Some limitations need to be mentioned. Next to unequal samples sizes of our compared groups, sex was not equally distributed. However, the adjustment for sex did not reveal significant influences on the results. Further, hair cortisol was not controlled for influencing factors such as hair washing frequency, shampooing or hair coloring. This could potentially lead to subtle differences being overlooked that were not detectable within the scope of our analysis. Neither did we control for physical activity, nor for the menstrual cycle of the participants. The data were collected during the COVID-19 pandemic, which was a stressor that had effects on physical and mental health and human behavior. This may have weakened the contrast between FMS and controls, thus weakening the power of our analyses.

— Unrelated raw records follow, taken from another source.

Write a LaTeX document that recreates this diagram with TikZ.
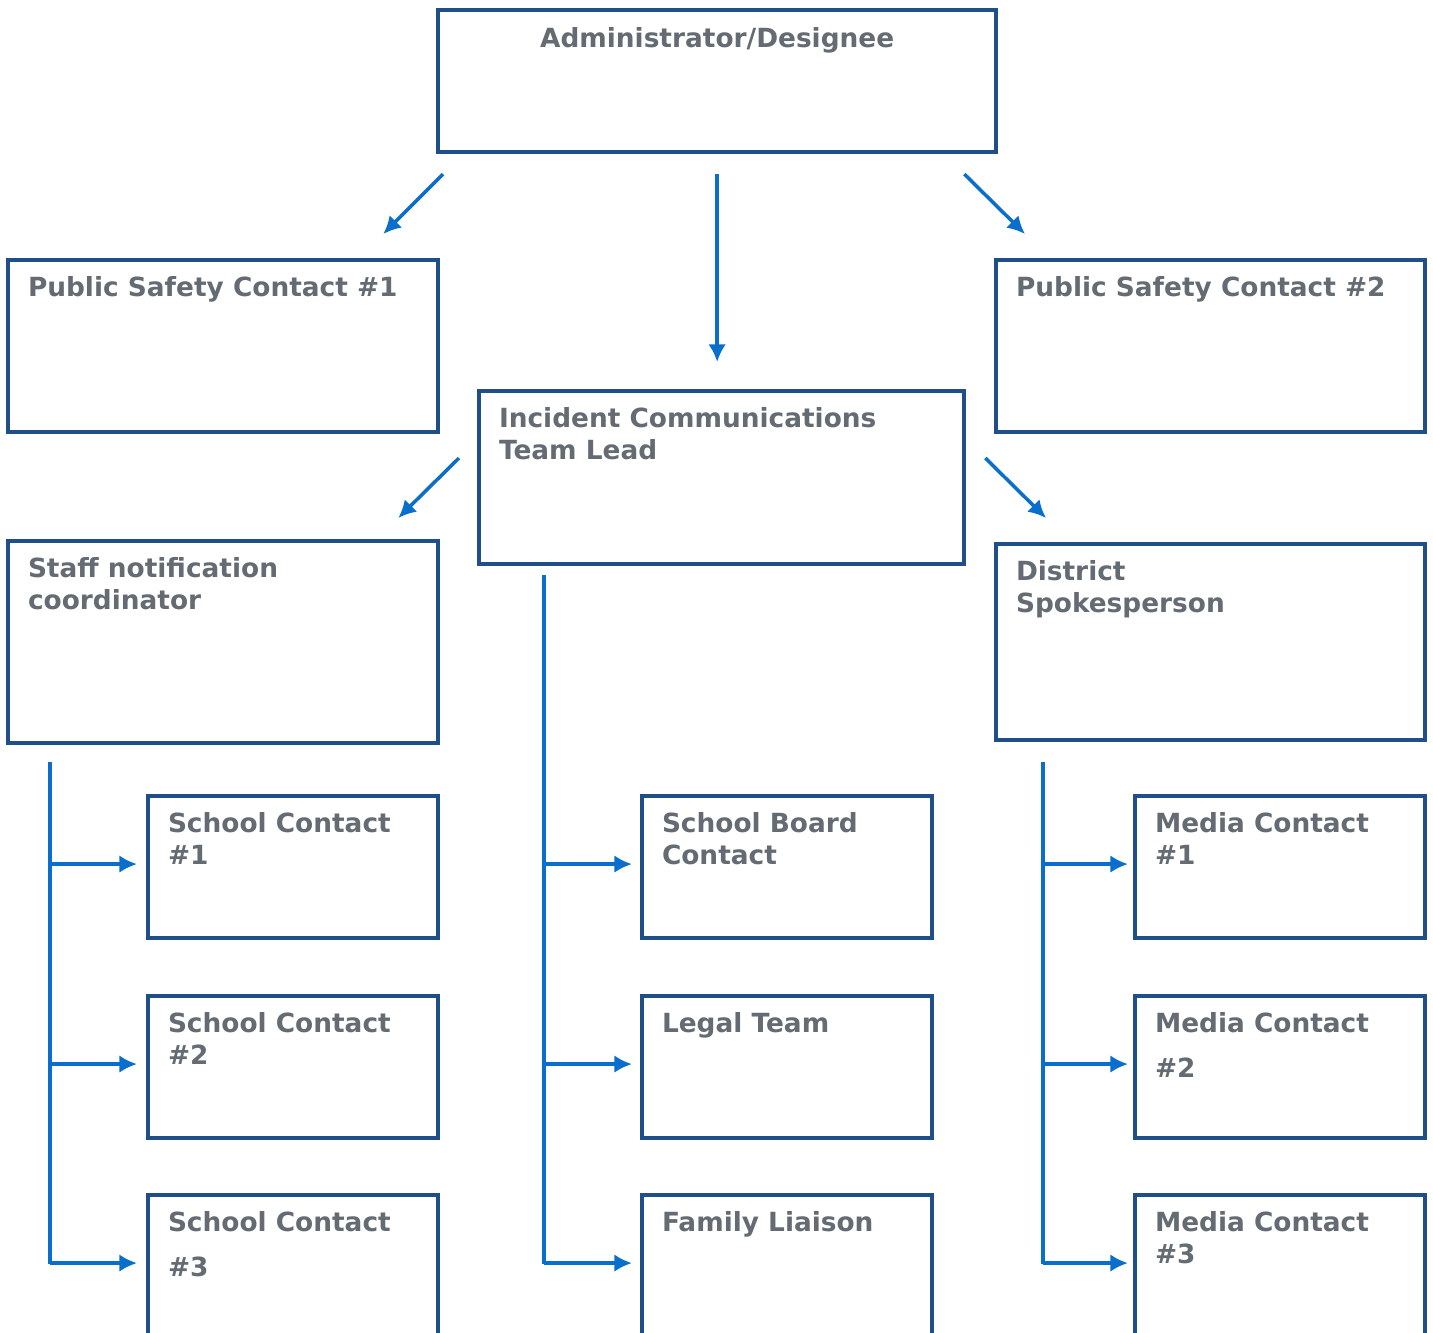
\documentclass[tikz,border=0pt]{standalone}
\usepackage{fontspec}
\setmainfont{DejaVu Sans}
\usepackage{tikz}
\usetikzlibrary{arrows.meta,positioning,calc}
\usepackage{xcolor}
\definecolor{PlanNavy}{HTML}{1F4E89}
\definecolor{PlanBlue}{HTML}{0A6FCC}
\definecolor{PlanGray}{HTML}{646B73}

\begin{document}
\begin{tikzpicture}[x=0.01cm,y=-0.01cm,
    box/.style={draw=PlanNavy,line width=1.15pt,anchor=north west,inner sep=0pt,outer sep=0pt},
    lbl/.style={anchor=north west,inner sep=0pt,outer sep=0pt,align=left,text=PlanGray,font=\fontsize{7.5pt}{9.1pt}\selectfont\bfseries},
    arr/.style={-{Latex[length=5pt,width=5pt]},PlanBlue,line width=1pt},
    trunk/.style={PlanBlue,line width=1pt}]
    \clip (0,0) rectangle (1433,1332);
    % top level
    \node[box,minimum width=5.58cm,minimum height=1.42cm] (admin) at (438,10) {};
    \node[lbl,anchor=north] (adminT) at ([shift={(0,17)}]admin.north) {Administrator/Designee};
    \node[box,minimum width=4.30cm,minimum height=1.72cm] (psc1) at (8,260) {};
    \node[box,minimum width=4.29cm,minimum height=1.72cm] (psc2) at (996,260) {};
    \node[box,minimum width=4.85cm,minimum height=1.73cm] (ictl) at (479,391) {};
    \node[box,minimum width=4.30cm,minimum height=2.02cm] (staff) at (8,541) {};
    \node[box,minimum width=4.29cm,minimum height=1.96cm] (district) at (996,544) {};
    \node[lbl] (psc1T) at ([shift={(20,16)}]psc1.north west) {Public Safety Contact \#1};
    \node[lbl] (psc2T) at ([shift={(20,16)}]psc2.north west) {Public Safety Contact \#2};
    \node[lbl] (ictlT) at ([shift={(20,16)}]ictl.north west) {Incident Communications\\Team Lead};
    \node[lbl] (staffT) at ([shift={(20,16)}]staff.north west) {Staff notification\\coordinator};
    \node[lbl] (districtT) at ([shift={(20,16)}]district.north west) {District\\Spokesperson};
    % bottom rows
    \node[box,minimum width=2.90cm,minimum height=1.42cm] (sc1) at (148,796) {};
    \node[box,minimum width=2.90cm,minimum height=1.42cm] (sc2) at (148,996) {};
    \node[box,minimum width=2.90cm,minimum height=1.42cm] (sc3) at (148,1195) {};
    \node[box,minimum width=2.90cm,minimum height=1.42cm] (board) at (642,796) {};
    \node[box,minimum width=2.90cm,minimum height=1.42cm] (legal) at (642,996) {};
    \node[box,minimum width=2.90cm,minimum height=1.42cm] (family) at (642,1195) {};
    \node[box,minimum width=2.90cm,minimum height=1.42cm] (mc1) at (1135,796) {};
    \node[box,minimum width=2.90cm,minimum height=1.42cm] (mc2) at (1135,996) {};
    \node[box,minimum width=2.90cm,minimum height=1.42cm] (mc3) at (1135,1195) {};
    \node[lbl] (sc1T) at ([shift={(20,16)}]sc1.north west) {School Contact\\\#1};
    \node[lbl] (sc2T) at ([shift={(20,16)}]sc2.north west) {School Contact\\\#2};
    \node[lbl] (sc3T) at ([shift={(20,16)}]sc3.north west) {School Contact\\[3.7pt]\#3};
    \node[lbl] (boardT) at ([shift={(20,16)}]board.north west) {School Board\\Contact};
    \node[lbl] (legalT) at ([shift={(20,16)}]legal.north west) {Legal Team};
    \node[lbl] (familyT) at ([shift={(20,16)}]family.north west) {Family Liaison};
    \node[lbl] (mc1T) at ([shift={(20,16)}]mc1.north west) {Media Contact\\\#1};
    \node[lbl] (mc2T) at ([shift={(20,16)}]mc2.north west) {Media Contact\\[3.7pt]\#2};
    \node[lbl] (mc3T) at ([shift={(20,16)}]mc3.north west) {Media Contact\\\#3};
    % arrows between levels
    \draw[arr] ([shift={(5,22)}]admin.south west) -- ([shift={(-55,-26)}]psc1.north east);
    \draw[arr] ([shift={(0,22)}]admin.south) -- ($(admin.south |- ictl.north)+(0,-29)$);
    \draw[arr] ([shift={(-32,22)}]admin.south east) -- ([shift={(29,-26)}]psc2.north west);
    \draw[arr] ([shift={(-20,67)}]ictl.north west) -- ([shift={(-40,-23)}]staff.north east);
    \draw[arr] ([shift={(21,67)}]ictl.north east) -- ([shift={(50,-26)}]district.north west);
    % trunks
    \coordinate (tL) at ([shift={(42,19)}]staff.south west);
    \coordinate (tM) at ([shift={(65,11)}]ictl.south west);
    \coordinate (tR) at ([shift={(47,22)}]district.south west);
    \draw[trunk] (tL) -- ($(tL |- sc3.west)+(0,-2)$);
    \draw[trunk] (tM) -- ($(tM |- family.west)+(0,-2)$);
    \draw[trunk] (tR) -- ($(tR |- mc3.west)+(0,-2)$);
    \foreach \b in {sc1,sc2,sc3}{\draw[arr] ($(tL |- \b.west)+(0,-3)$) -- ([shift={(-11,-3)}]\b.west);}
    \foreach \b in {board,legal,family}{\draw[arr] ($(tM |- \b.west)+(0,-3)$) -- ([shift={(-10,-3)}]\b.west);}
    \foreach \b in {mc1,mc2,mc3}{\draw[arr] ($(tR |- \b.west)+(0,-3)$) -- ([shift={(-7,-3)}]\b.west);}
\end{tikzpicture}
\end{document}
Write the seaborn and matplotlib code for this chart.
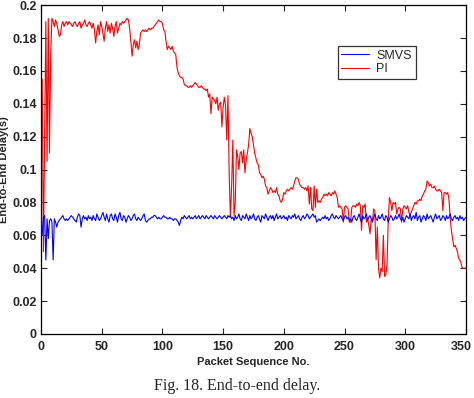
import numpy as np
import pandas as pd
import matplotlib
matplotlib.use("Agg")
import matplotlib.pyplot as plt
import matplotlib.transforms as mtransforms
import seaborn as sns

# packet sequence numbers 0..350
packet_no = list(range(0, 351))

# end-to-end delay (s), PI scheme
pi_delay = [
    0.135, 0.155, 0.050, 0.120, 0.190, 0.105, 0.192, 0.110, 0.170, 0.192,
    0.190, 0.187, 0.191, 0.189, 0.185, 0.181, 0.182, 0.188, 0.190, 0.187,
    0.189, 0.190, 0.188, 0.190, 0.189, 0.188, 0.187, 0.189, 0.190, 0.188,
    0.187, 0.189, 0.190, 0.186, 0.188, 0.189, 0.191, 0.188, 0.187, 0.189,
    0.190, 0.188, 0.186, 0.189, 0.185, 0.177, 0.184, 0.188, 0.182, 0.190,
    0.187, 0.183, 0.178, 0.186, 0.190, 0.184, 0.188, 0.183, 0.189, 0.186,
    0.181, 0.187, 0.190, 0.183, 0.186, 0.189, 0.188, 0.190, 0.189, 0.190,
    0.191, 0.192, 0.191, 0.186, 0.178, 0.169, 0.176, 0.179, 0.174, 0.178,
    0.173, 0.176, 0.183, 0.184, 0.185, 0.184, 0.185, 0.184, 0.185, 0.186,
    0.185, 0.186, 0.186, 0.187, 0.188, 0.189, 0.190, 0.191, 0.190, 0.190,
    0.189, 0.185, 0.184, 0.178, 0.173, 0.175, 0.174, 0.173, 0.175, 0.172,
    0.171, 0.170, 0.162, 0.159, 0.157, 0.156, 0.156, 0.155, 0.152, 0.151,
    0.151, 0.150, 0.150, 0.151, 0.150, 0.151, 0.152, 0.153, 0.152, 0.151,
    0.150, 0.150, 0.151, 0.150, 0.149, 0.149, 0.148, 0.149, 0.144, 0.146,
    0.134, 0.144, 0.143, 0.142, 0.140, 0.144, 0.136, 0.140, 0.141, 0.126,
    0.138, 0.144, 0.139, 0.118, 0.145, 0.097, 0.071, 0.090, 0.118, 0.072,
    0.080, 0.112, 0.108, 0.100, 0.110, 0.111, 0.104, 0.112, 0.098, 0.106,
    0.110, 0.115, 0.125, 0.122, 0.120, 0.115, 0.110, 0.107, 0.104, 0.103,
    0.098, 0.097, 0.095, 0.096, 0.094, 0.090, 0.089, 0.085, 0.087, 0.089,
    0.088, 0.086, 0.087, 0.086, 0.089, 0.085, 0.084, 0.081, 0.080, 0.082,
    0.086, 0.085, 0.087, 0.088, 0.087, 0.088, 0.089, 0.088, 0.090, 0.093,
    0.095, 0.095, 0.094, 0.091, 0.090, 0.089, 0.089, 0.088, 0.089, 0.087,
    0.090, 0.079, 0.089, 0.076, 0.075, 0.090, 0.077, 0.088, 0.080, 0.081,
    0.080, 0.082, 0.083, 0.085, 0.084, 0.085, 0.084, 0.086, 0.085, 0.084,
    0.086, 0.085, 0.087, 0.085, 0.083, 0.077, 0.078, 0.077, 0.076, 0.068,
    0.077, 0.078, 0.077, 0.076, 0.068, 0.068, 0.077, 0.078, 0.078, 0.077,
    0.079, 0.078, 0.080, 0.078, 0.063, 0.078, 0.077, 0.079, 0.068, 0.070,
    0.066, 0.061, 0.070, 0.069, 0.076, 0.075, 0.045, 0.065, 0.040, 0.034,
    0.040, 0.038, 0.060, 0.035, 0.036, 0.042, 0.069, 0.083, 0.080, 0.075,
    0.080, 0.079, 0.080, 0.073, 0.076, 0.077, 0.076, 0.068, 0.076, 0.078,
    0.077, 0.076, 0.078, 0.074, 0.072, 0.074, 0.076, 0.078, 0.080, 0.079,
    0.081, 0.081, 0.082, 0.081, 0.084, 0.085, 0.087, 0.088, 0.093, 0.092,
    0.090, 0.091, 0.089, 0.089, 0.090, 0.088, 0.087, 0.087, 0.088, 0.087,
    0.086, 0.075, 0.086, 0.086, 0.085, 0.086, 0.082, 0.071, 0.063, 0.058,
    0.053, 0.054, 0.052, 0.050, 0.046, 0.045, 0.043, 0.040, 0.040, 0.040,
    0.040,
]

# end-to-end delay (s), SMVS scheme
smvs_delay = [
    0.073, 0.060, 0.071, 0.072, 0.045, 0.070, 0.058, 0.069, 0.070, 0.068,
    0.045, 0.070, 0.068, 0.065, 0.068, 0.069, 0.070, 0.071, 0.072, 0.070,
    0.069, 0.070, 0.069, 0.070, 0.071, 0.072, 0.071, 0.070, 0.069, 0.068,
    0.071, 0.073, 0.072, 0.065, 0.070, 0.072, 0.070, 0.071, 0.069, 0.072,
    0.070, 0.071, 0.069, 0.072, 0.070, 0.069, 0.073, 0.071, 0.069, 0.070,
    0.072, 0.074, 0.071, 0.069, 0.073, 0.070, 0.068, 0.072, 0.073, 0.070,
    0.069, 0.073, 0.071, 0.068, 0.072, 0.074, 0.070, 0.069, 0.072, 0.071,
    0.068, 0.070, 0.072, 0.071, 0.069, 0.070, 0.072, 0.073, 0.070, 0.069,
    0.071, 0.070, 0.069, 0.070, 0.072, 0.073, 0.069, 0.068, 0.069, 0.070,
    0.070, 0.071, 0.071, 0.072, 0.072, 0.071, 0.070, 0.071, 0.070, 0.070,
    0.071, 0.072, 0.071, 0.071, 0.070, 0.070, 0.071, 0.070, 0.070, 0.069,
    0.070, 0.070, 0.069, 0.068, 0.066, 0.069, 0.071, 0.070, 0.072, 0.071,
    0.070, 0.071, 0.072, 0.070, 0.071, 0.070, 0.071, 0.072, 0.070, 0.071,
    0.072, 0.070, 0.071, 0.072, 0.071, 0.070, 0.072, 0.071, 0.070, 0.071,
    0.072, 0.071, 0.070, 0.072, 0.071, 0.070, 0.071, 0.072, 0.071, 0.070,
    0.071, 0.072, 0.071, 0.070, 0.072, 0.071, 0.072, 0.070, 0.071, 0.069,
    0.072, 0.070, 0.071, 0.073, 0.070, 0.069, 0.072, 0.071, 0.070, 0.073,
    0.071, 0.069, 0.072, 0.070, 0.071, 0.073, 0.070, 0.069, 0.071, 0.072,
    0.070, 0.068, 0.072, 0.071, 0.070, 0.073, 0.071, 0.069, 0.071, 0.072,
    0.070, 0.072, 0.069, 0.071, 0.073, 0.070, 0.071, 0.072, 0.070, 0.071,
    0.072, 0.070, 0.071, 0.069, 0.072, 0.071, 0.070, 0.072, 0.071, 0.073,
    0.070, 0.071, 0.072, 0.070, 0.069, 0.071, 0.072, 0.070, 0.071, 0.073,
    0.072, 0.070, 0.071, 0.072, 0.073, 0.071, 0.072, 0.068, 0.069, 0.070,
    0.069, 0.070, 0.071, 0.070, 0.072, 0.070, 0.071, 0.069, 0.070, 0.072,
    0.073, 0.071, 0.070, 0.072, 0.071, 0.070, 0.071, 0.072, 0.070, 0.069,
    0.071, 0.072, 0.070, 0.071, 0.069, 0.070, 0.068, 0.071, 0.072, 0.070,
    0.069, 0.071, 0.073, 0.070, 0.068, 0.072, 0.070, 0.071, 0.073, 0.069,
    0.071, 0.072, 0.070, 0.068, 0.071, 0.073, 0.070, 0.069, 0.072, 0.070,
    0.071, 0.073, 0.070, 0.069, 0.072, 0.071, 0.068, 0.070, 0.072, 0.071,
    0.069, 0.070, 0.072, 0.070, 0.071, 0.073, 0.070, 0.069, 0.071, 0.068,
    0.070, 0.072, 0.071, 0.070, 0.073, 0.069, 0.071, 0.072, 0.070, 0.074,
    0.069, 0.071, 0.072, 0.068, 0.070, 0.072, 0.071, 0.069, 0.073, 0.070,
    0.071, 0.072, 0.070, 0.068, 0.071, 0.073, 0.070, 0.071, 0.072, 0.069,
    0.070, 0.072, 0.071, 0.069, 0.072, 0.070, 0.071, 0.073, 0.070, 0.069,
    0.071, 0.072, 0.070, 0.071, 0.069, 0.072, 0.070, 0.071, 0.069, 0.070,
    0.071,
]

x_ticks = [0, 50, 100, 150, 200, 250, 300, 350]
y_ticks = [0, 0.02, 0.04, 0.06, 0.08, 0.1, 0.12, 0.14, 0.16, 0.18, 0.2]
y_ticklabels = ['0', '0.02', '0.04', '0.06', '0.08', '0.1', '0.12', '0.14',
                '0.16', '0.18', '0.2']

sns.set_style("ticks")
plt.rcParams['font.family'] = ['Liberation Sans', 'DejaVu Sans']

df = pd.DataFrame({'packet': packet_no, 'SMVS': smvs_delay, 'PI': pi_delay})

fig = plt.figure(figsize=(4.74, 3.98), dpi=100)
ax = fig.add_axes([0.0865, 0.161, 0.8965, 0.826])

sns.lineplot(data=df, x='packet', y='SMVS', color='#0000ff', linewidth=0.8,
             label='SMVS', ax=ax, zorder=3)
sns.lineplot(data=df, x='packet', y='PI', color='#ff0000', linewidth=0.8,
             label='PI', ax=ax, zorder=2)

ax.set_xlim(0, 350)
ax.set_ylim(0, 0.2)
ax.set_xticks(x_ticks)
ax.set_yticks(y_ticks)
ax.set_yticklabels(y_ticklabels)
ax.tick_params(direction='in', length=4, width=0.8, top=True, right=True,
               labelsize=9, pad=3)
ax.tick_params(axis='x', pad=5)
for lab in ax.get_xticklabels() + ax.get_yticklabels():
    lab.set_fontweight('bold')
for sp in ax.spines.values():
    sp.set_linewidth(0.9)
    sp.set_color('black')

# last x label sits against the right edge, as in the original
last = ax.get_xticklabels()[-1]
last.set_transform(last.get_transform() +
                   mtransforms.ScaledTranslation(-0.05, 0, fig.dpi_scale_trans))

ax.set_xlabel('Packet Sequence No.', fontsize=8, fontweight='bold', labelpad=3)
ax.set_ylabel('End-to-End Delay(s)', fontsize=8, fontweight='bold', labelpad=2)

leg = ax.legend(loc='upper left', bbox_to_anchor=(0.698, 0.876), fontsize=9,
                frameon=True, fancybox=False, edgecolor='black',
                handlelength=2.2, borderpad=0.3, labelspacing=0.1,
                handletextpad=0.6, borderaxespad=0)
leg.get_frame().set_linewidth(0.9)

fig.text(0.5, 0.03, 'Fig. 18. End-to-end delay.', ha='center', va='center',
         fontsize=11.5, family=['Liberation Serif', 'DejaVu Serif'])

plt.savefig('out.png', dpi=100)
plt.close()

In addition, the time periods that the three stress indicators aim to cover only partially over-lapped, making it possible that stress exposures could fall within the time frame of one indicator but outside the recording period the others. This limits the interpretation of the results and underlines the question whether the chosen indicators were sufficient to represent acute and chronic stress. In such cases, experience sampling methods may provide better approaches to collect data on perceived stress while collecting biological stress measures. These limitations may restrict the interpretation of findings, however, prescribed standards for the analysis and interpretations were applied.

Conclusion

In our study of FMS individuals and pain-free controls, individuals with FMS reported significantly higher subjective stress levels, closely related to symptom severity. Importantly, a dissociation between perceived stress and cortisol indicators of stress was observed. We found no evidence linking FMS to HPA axis-related markers of acute and chronic stress levels like cortisol concentrations in saliva or hair. This underscores the need for nuanced clinical approaches that target perceived stress in individuals with FMS to improve symptom management and to reveal the complex relationship between stress perception and physiological stress responses.